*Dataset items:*

::::::

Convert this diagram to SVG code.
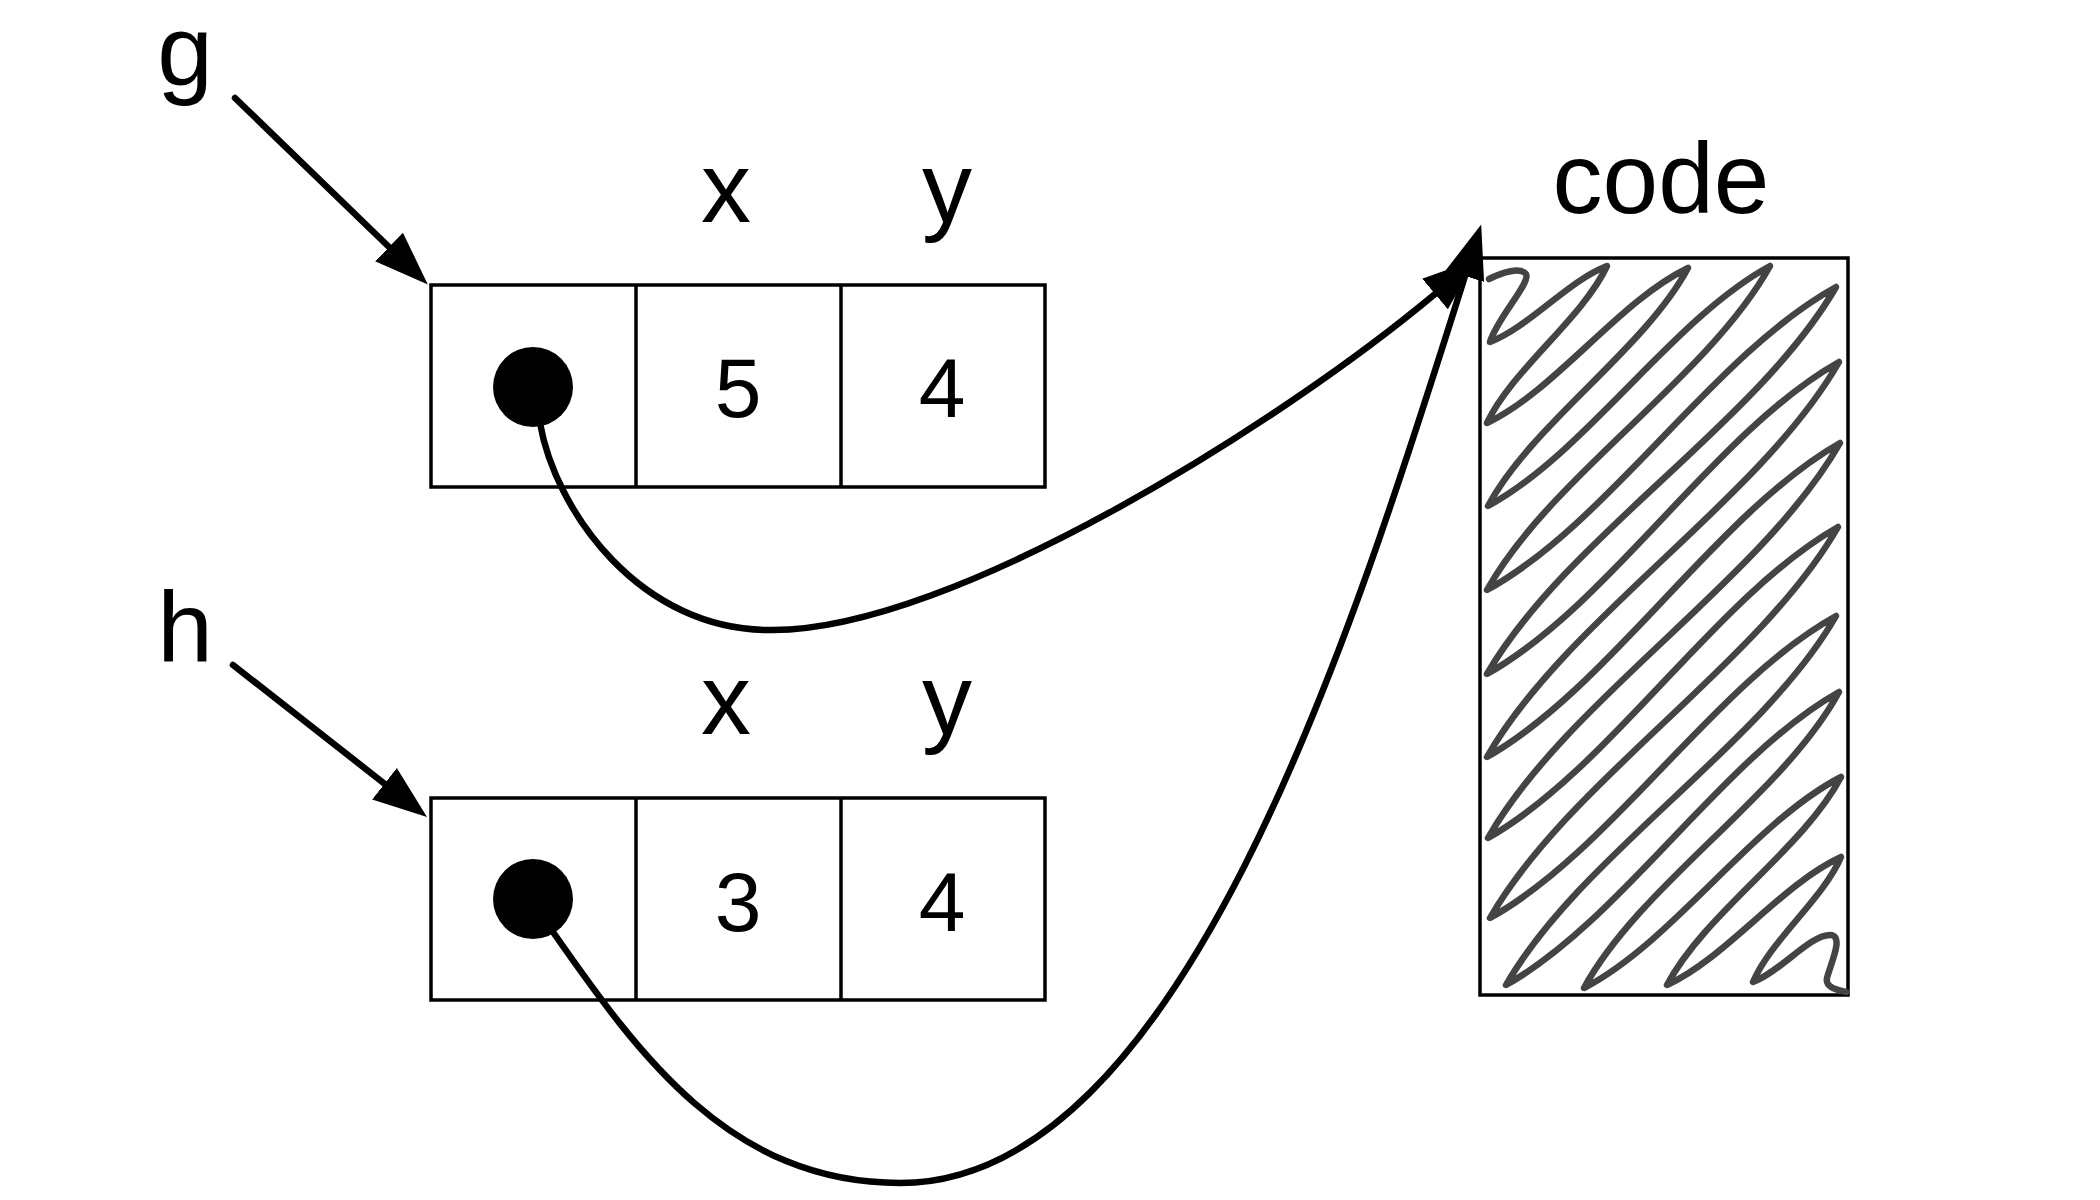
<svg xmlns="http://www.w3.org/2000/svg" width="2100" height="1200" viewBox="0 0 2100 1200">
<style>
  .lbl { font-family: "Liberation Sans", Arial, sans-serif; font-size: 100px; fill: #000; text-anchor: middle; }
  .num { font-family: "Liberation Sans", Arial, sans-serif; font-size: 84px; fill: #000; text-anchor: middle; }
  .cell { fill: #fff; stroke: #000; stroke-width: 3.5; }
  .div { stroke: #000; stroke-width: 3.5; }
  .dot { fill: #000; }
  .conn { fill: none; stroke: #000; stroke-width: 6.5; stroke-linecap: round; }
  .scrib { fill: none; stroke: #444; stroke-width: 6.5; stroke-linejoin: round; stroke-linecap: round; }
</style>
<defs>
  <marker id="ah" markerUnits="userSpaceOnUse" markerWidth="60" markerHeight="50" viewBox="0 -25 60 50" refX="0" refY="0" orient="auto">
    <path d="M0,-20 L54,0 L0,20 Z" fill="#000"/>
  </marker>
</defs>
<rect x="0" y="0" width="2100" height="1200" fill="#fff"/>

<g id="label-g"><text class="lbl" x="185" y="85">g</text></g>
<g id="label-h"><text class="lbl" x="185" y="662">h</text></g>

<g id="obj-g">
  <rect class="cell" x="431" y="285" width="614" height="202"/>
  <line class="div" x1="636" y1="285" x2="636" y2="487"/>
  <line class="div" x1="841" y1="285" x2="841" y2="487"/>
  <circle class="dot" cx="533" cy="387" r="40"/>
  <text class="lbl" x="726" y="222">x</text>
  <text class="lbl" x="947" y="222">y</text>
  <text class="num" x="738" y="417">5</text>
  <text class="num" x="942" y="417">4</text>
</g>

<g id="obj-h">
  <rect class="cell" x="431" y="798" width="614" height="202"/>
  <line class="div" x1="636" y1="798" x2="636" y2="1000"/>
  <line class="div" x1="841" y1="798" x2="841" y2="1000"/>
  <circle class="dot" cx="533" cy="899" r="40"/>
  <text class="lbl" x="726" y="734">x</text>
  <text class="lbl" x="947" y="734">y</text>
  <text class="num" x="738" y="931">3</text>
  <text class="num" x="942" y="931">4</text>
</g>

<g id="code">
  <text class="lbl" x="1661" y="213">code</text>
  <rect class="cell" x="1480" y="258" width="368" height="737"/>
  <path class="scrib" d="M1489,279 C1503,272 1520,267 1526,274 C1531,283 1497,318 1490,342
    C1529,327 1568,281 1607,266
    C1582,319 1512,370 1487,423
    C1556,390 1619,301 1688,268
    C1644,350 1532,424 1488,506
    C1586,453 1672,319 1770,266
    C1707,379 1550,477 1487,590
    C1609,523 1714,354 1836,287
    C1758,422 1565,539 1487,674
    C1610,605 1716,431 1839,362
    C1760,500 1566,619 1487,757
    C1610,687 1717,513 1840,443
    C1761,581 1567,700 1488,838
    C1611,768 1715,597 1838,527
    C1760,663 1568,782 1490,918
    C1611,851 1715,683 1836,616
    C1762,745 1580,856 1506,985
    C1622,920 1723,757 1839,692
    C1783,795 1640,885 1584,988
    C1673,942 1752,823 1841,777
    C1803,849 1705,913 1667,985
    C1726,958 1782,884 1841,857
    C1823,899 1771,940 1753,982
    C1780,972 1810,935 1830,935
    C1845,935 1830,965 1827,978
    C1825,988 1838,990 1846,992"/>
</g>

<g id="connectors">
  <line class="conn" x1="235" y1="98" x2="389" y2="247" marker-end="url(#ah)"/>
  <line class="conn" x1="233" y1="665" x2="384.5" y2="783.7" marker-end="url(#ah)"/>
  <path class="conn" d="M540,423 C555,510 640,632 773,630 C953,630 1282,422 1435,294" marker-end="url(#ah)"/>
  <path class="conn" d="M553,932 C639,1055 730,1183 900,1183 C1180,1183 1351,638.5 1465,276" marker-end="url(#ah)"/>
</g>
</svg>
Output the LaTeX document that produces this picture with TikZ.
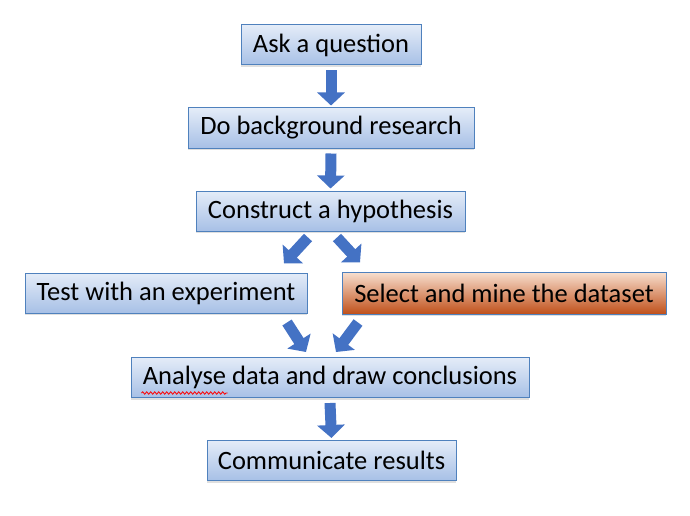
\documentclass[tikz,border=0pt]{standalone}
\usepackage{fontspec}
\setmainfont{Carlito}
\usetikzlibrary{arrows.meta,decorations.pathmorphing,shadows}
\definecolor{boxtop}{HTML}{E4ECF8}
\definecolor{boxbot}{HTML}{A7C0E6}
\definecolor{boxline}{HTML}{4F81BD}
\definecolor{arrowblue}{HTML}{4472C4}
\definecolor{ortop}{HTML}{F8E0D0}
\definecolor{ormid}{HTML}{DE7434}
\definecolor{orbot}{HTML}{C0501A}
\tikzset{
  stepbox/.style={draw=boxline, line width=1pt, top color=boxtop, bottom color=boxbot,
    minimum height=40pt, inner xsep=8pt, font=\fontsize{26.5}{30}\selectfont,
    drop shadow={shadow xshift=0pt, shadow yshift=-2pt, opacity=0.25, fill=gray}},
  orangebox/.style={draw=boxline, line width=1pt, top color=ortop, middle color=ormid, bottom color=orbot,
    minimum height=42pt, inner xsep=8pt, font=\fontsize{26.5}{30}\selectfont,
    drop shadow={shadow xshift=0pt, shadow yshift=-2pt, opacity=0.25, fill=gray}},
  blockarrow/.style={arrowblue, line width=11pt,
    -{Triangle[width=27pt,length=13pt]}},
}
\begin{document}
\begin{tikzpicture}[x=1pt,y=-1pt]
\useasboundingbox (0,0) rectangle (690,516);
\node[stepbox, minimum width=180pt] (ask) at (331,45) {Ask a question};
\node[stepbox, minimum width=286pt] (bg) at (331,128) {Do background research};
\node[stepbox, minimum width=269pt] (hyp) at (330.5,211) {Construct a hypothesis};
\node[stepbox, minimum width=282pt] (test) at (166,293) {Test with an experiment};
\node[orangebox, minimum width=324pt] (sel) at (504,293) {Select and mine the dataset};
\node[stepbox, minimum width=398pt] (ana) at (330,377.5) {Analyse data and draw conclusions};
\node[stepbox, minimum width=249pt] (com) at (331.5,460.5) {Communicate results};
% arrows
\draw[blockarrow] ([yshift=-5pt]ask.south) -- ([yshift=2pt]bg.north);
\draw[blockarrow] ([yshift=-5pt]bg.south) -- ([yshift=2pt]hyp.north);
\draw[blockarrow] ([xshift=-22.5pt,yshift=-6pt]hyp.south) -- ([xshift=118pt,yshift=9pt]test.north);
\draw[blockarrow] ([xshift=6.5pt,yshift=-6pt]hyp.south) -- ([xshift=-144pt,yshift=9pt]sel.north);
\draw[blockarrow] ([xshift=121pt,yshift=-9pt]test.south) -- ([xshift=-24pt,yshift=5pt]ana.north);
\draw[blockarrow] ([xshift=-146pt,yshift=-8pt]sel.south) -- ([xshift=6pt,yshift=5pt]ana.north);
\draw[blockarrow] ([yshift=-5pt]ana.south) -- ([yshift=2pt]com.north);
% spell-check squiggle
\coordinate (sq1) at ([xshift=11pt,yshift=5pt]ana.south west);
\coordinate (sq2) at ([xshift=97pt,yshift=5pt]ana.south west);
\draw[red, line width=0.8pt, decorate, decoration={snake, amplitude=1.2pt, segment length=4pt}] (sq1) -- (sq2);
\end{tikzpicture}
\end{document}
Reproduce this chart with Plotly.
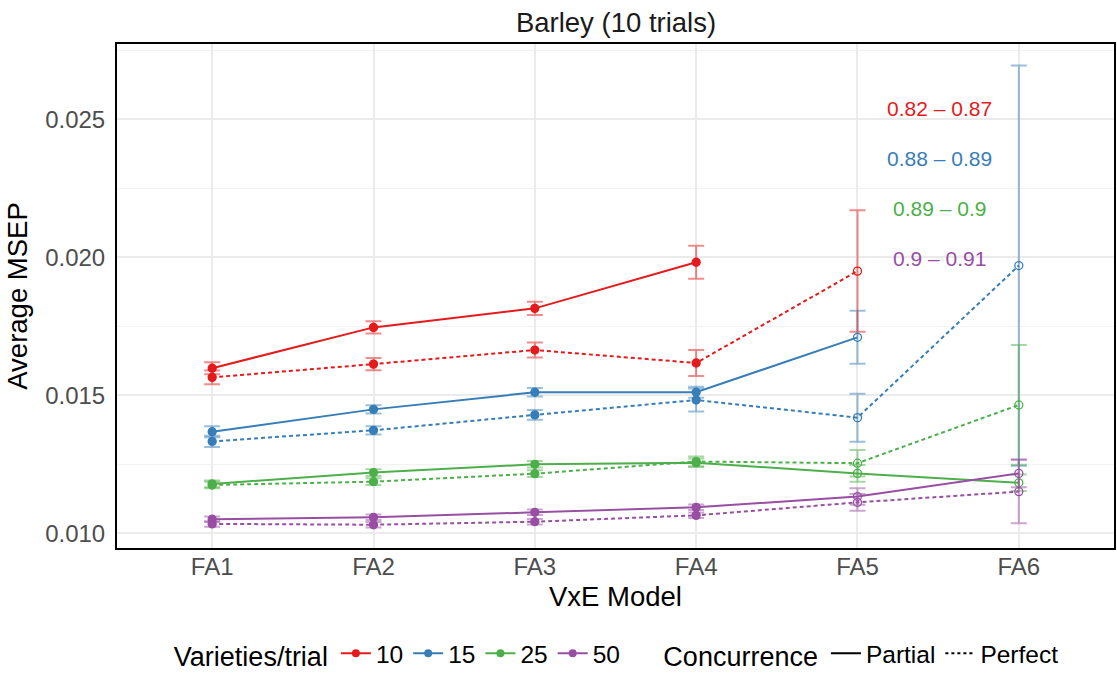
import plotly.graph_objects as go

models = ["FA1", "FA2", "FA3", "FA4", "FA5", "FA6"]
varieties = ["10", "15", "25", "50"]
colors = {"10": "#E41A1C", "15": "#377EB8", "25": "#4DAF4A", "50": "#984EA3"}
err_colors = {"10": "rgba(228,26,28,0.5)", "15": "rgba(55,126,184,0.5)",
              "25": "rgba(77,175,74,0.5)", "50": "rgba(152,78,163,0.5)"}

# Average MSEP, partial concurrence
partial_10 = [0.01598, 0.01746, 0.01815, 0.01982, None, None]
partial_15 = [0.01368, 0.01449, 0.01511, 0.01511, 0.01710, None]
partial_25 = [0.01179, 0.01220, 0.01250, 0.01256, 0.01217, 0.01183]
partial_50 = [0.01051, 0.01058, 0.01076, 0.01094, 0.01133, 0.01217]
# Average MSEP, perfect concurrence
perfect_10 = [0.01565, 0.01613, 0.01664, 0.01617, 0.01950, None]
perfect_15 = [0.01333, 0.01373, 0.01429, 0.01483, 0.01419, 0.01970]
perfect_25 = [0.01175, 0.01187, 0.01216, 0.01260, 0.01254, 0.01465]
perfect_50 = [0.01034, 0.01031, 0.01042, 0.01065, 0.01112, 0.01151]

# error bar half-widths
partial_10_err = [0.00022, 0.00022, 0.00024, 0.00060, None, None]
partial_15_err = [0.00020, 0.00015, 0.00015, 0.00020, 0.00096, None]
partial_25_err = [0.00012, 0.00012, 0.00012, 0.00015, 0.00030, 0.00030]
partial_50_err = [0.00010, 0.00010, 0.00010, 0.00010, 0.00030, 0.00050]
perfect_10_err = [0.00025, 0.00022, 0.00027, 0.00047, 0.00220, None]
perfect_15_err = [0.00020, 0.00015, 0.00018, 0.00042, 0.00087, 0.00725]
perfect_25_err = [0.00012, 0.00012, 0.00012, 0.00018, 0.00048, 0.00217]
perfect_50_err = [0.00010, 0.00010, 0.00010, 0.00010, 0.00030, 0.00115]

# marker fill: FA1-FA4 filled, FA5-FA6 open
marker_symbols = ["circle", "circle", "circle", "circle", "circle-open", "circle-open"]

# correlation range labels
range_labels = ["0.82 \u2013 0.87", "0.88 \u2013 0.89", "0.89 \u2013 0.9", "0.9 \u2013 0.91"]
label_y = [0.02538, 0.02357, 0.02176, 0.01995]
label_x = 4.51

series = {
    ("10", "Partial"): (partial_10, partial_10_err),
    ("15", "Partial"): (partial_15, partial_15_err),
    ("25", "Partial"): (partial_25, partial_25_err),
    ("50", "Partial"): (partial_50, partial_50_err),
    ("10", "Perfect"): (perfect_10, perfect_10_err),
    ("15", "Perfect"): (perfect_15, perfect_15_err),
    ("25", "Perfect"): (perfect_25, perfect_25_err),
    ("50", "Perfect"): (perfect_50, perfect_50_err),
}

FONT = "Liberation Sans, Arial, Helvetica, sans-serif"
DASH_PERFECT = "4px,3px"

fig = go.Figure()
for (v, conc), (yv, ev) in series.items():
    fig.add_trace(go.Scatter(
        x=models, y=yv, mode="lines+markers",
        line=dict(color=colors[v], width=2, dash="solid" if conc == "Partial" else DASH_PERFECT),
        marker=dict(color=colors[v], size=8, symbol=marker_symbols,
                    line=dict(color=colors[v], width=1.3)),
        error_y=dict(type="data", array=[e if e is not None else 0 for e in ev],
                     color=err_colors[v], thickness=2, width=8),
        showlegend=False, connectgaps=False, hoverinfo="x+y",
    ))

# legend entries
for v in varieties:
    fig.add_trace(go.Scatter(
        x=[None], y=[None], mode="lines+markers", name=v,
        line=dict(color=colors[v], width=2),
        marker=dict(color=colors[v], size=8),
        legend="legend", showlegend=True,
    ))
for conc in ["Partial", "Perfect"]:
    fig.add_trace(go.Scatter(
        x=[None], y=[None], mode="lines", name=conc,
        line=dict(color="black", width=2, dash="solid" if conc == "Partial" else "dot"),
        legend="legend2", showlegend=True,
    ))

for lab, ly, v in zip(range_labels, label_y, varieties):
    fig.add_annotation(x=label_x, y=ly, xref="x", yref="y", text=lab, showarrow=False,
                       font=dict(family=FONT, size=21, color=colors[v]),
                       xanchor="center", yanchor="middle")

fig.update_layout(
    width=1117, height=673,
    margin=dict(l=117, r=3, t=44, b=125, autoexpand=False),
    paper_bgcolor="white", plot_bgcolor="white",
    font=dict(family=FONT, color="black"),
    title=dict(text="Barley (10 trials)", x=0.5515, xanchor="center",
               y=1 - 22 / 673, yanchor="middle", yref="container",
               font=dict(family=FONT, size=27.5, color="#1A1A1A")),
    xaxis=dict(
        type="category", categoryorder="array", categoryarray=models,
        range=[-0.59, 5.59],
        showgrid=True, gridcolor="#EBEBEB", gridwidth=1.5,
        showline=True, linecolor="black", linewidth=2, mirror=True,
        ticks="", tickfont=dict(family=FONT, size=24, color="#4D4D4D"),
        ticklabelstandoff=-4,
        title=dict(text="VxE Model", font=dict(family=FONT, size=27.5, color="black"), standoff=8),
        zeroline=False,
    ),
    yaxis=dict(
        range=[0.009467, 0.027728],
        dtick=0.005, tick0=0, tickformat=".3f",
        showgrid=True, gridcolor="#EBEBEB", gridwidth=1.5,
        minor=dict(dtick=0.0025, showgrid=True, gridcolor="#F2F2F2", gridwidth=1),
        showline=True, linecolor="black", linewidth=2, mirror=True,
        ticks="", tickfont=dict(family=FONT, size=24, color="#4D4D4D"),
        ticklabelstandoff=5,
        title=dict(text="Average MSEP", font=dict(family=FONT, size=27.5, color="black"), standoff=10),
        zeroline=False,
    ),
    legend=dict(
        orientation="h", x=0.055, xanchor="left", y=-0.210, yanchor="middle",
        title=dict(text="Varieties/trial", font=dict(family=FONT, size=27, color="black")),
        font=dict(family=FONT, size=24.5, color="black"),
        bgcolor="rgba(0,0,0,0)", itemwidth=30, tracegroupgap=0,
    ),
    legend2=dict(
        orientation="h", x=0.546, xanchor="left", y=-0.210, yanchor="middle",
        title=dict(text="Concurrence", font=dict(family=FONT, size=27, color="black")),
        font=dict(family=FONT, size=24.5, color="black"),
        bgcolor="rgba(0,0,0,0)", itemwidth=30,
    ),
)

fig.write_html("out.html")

::::::

*SHORT PROBLEM:*
Above are some records. Output exactly the lines from the one that contains "Reproduce this chart with Plotly." to the one that contains "0.00010, 0.00030, 0.00115]", keeping both, and omit the pictures.

*ANSWER TO THE EXERCISE:*
Reproduce this chart with Plotly.
import plotly.graph_objects as go

models = ["FA1", "FA2", "FA3", "FA4", "FA5", "FA6"]
varieties = ["10", "15", "25", "50"]
colors = {"10": "#E41A1C", "15": "#377EB8", "25": "#4DAF4A", "50": "#984EA3"}
err_colors = {"10": "rgba(228,26,28,0.5)", "15": "rgba(55,126,184,0.5)",
              "25": "rgba(77,175,74,0.5)", "50": "rgba(152,78,163,0.5)"}

# Average MSEP, partial concurrence
partial_10 = [0.01598, 0.01746, 0.01815, 0.01982, None, None]
partial_15 = [0.01368, 0.01449, 0.01511, 0.01511, 0.01710, None]
partial_25 = [0.01179, 0.01220, 0.01250, 0.01256, 0.01217, 0.01183]
partial_50 = [0.01051, 0.01058, 0.01076, 0.01094, 0.01133, 0.01217]
# Average MSEP, perfect concurrence
perfect_10 = [0.01565, 0.01613, 0.01664, 0.01617, 0.01950, None]
perfect_15 = [0.01333, 0.01373, 0.01429, 0.01483, 0.01419, 0.01970]
perfect_25 = [0.01175, 0.01187, 0.01216, 0.01260, 0.01254, 0.01465]
perfect_50 = [0.01034, 0.01031, 0.01042, 0.01065, 0.01112, 0.01151]

# error bar half-widths
partial_10_err = [0.00022, 0.00022, 0.00024, 0.00060, None, None]
partial_15_err = [0.00020, 0.00015, 0.00015, 0.00020, 0.00096, None]
partial_25_err = [0.00012, 0.00012, 0.00012, 0.00015, 0.00030, 0.00030]
partial_50_err = [0.00010, 0.00010, 0.00010, 0.00010, 0.00030, 0.00050]
perfect_10_err = [0.00025, 0.00022, 0.00027, 0.00047, 0.00220, None]
perfect_15_err = [0.00020, 0.00015, 0.00018, 0.00042, 0.00087, 0.00725]
perfect_25_err = [0.00012, 0.00012, 0.00012, 0.00018, 0.00048, 0.00217]
perfect_50_err = [0.00010, 0.00010, 0.00010, 0.00010, 0.00030, 0.00115]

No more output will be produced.